Take a Trip to Embleton and Craster for Dramatic Views of Dunstanburgh Castle
These two popular coastal villages are within easy walking distance along the stunning coastal path, via the dramatic ruins of Dunstanburgh Castle
In Embleton, the Dunstanburgh Castle Hotel serves everything from coffee and cake to light lunches and dinner and there’s a good beer garden here too. Elsewhere the dog-friendly Greys Inn is great for pub grub, or drop into the Dunstanburgh Castle Golf Club for great chips as you come off the beach. More casual diners can call into Embers, a great pop-up pizza place just outside the village on the Craster Road in Eleanor’s Byre’s car park. In Craster, The Jolly Fisherman’s dining room has expansive sea views, there’s a cosy bar area too, or head to the beer garden for stunning views over the harbour. Shoreline is a great place for coffee and homemade cake or a light lunch (they sell a few essentials here), and just outside the village, The Stable Yard at Craster Tower serves good homemade cakes, soup and sandwiches.
This area is filled with gorgeous self-catering cottages and houses including The Lookout in Embleton with views of Dunstanburgh Castle and the golf course – it’s great for larger parties, sleeping up to 12 guests. Cosy Spitalford cottage, built in 1269 for Eleanor de Monfort, sister to Henry III, combines contemporary touches with historic charm and sleeps four guests. Towards Craster is the popular Proctors Stead campsite and holiday cottages whilst in Craster village, Craster Waves boasts dramatic sea views from the open-plan first floor living space and glazed balcony, and is available through Simply Coastal. To the north of Embleton, at High Newton, the all-new Garden Cabins on Newton Hall’s Estate have comfy beds with crisp white linen, outdoor decking and private hot tubs and/or fire pits. These dog-friendly cabins (with a great pub next door) are perfect for up to six guests.
The Mick Oxley Gallery in Craster is home to much of his original work as well as prints, gifts and cards. While you’re in the village, drop into the smokery, L Robson & Sons, to pick up their famous Craster kippers to take home with you. There’s a small deli here too. On the road from Craster to Embleton, Eleanor’s Byre is an award-winning shop where you’ll find all sorts of gorgeous (mostly British) goods, from gifts and baby shoes to homeware.
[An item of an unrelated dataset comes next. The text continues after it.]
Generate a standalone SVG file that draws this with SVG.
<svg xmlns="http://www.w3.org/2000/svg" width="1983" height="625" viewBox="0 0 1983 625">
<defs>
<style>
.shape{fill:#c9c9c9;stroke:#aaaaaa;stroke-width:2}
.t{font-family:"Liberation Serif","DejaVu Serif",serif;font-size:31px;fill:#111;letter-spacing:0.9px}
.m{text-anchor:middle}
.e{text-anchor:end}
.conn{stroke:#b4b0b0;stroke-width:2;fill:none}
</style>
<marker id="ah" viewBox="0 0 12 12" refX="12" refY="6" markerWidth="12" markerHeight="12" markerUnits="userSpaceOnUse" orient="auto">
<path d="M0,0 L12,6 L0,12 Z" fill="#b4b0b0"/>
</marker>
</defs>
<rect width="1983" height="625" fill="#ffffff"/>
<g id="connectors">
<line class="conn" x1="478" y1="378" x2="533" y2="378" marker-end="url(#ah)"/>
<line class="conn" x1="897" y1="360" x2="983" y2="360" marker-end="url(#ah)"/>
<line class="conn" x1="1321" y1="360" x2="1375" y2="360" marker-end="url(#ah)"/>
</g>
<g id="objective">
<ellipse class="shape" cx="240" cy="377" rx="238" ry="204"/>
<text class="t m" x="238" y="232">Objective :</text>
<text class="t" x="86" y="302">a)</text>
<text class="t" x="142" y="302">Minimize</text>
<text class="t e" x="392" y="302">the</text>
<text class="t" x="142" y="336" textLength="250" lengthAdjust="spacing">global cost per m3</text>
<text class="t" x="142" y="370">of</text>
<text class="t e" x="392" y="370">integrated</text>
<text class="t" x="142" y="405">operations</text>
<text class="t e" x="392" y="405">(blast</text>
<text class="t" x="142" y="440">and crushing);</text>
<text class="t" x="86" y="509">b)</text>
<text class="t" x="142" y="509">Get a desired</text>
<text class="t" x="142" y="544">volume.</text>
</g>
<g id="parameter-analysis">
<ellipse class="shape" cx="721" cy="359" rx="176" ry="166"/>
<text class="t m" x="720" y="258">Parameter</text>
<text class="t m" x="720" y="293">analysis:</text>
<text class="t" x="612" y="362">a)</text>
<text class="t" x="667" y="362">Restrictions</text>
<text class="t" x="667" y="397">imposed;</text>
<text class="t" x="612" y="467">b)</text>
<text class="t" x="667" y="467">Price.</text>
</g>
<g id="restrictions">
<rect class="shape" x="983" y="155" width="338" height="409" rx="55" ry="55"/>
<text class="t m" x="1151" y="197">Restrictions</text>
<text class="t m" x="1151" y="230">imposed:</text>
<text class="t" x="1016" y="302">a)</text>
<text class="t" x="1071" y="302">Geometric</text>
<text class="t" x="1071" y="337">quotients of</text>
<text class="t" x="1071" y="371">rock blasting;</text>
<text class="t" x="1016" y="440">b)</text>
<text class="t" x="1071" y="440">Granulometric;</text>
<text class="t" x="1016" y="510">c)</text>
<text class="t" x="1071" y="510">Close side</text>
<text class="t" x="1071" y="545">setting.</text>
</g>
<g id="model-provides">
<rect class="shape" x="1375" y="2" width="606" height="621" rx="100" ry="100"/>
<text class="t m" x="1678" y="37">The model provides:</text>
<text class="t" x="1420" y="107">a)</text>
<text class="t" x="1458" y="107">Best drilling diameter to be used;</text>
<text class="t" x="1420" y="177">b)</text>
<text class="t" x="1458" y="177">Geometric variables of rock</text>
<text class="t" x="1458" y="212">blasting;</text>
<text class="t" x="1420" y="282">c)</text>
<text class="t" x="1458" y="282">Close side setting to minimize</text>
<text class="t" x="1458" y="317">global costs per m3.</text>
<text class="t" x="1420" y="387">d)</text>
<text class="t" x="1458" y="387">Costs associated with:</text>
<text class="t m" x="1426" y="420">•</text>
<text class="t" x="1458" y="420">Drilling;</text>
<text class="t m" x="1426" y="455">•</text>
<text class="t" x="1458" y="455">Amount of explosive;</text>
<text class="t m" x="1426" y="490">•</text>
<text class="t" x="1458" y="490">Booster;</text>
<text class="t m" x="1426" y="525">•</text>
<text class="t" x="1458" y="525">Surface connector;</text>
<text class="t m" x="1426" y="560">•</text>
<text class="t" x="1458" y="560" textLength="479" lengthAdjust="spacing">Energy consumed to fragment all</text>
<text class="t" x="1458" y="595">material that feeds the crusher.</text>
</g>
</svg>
It’s really all about the beaches here, but between February and November, you can visit the gardens at Howick Hall, where clever planting means there’s always something to see, from the bog gardens to the rockery, the arboretum and sensory garden. It’s a great place for afternoon tea too. Walk north from Craster to Dunstanburgh Castle, explore the romantic ruins and enjoy the views from the rocky whin sill, with gulls wheeling overhead. Walk south from Howick towards Boulmer along the coastal path and you’ll come across rocky outcrops and coves, all interspersed with stretches of beautiful white sand. Golfers should test their swing at Dunstanburgh Castle Golf Club, where the par three 13th takes you right up to the foot of the castle ruins.
Around the Corner
The best way to explore this stretch of coastline is on foot. Start north of Embleton at High Newton-by-the-Sea (where you’ll find the popular Joiner’s Arms) and drop down to Low Newton, stopping at The Ship Inn for an ale (they have their own brewery on site). Then set off along the sand to Embleton Bay and Dunstanburgh Castle. Push on past the castle and you’ll end up in Craster.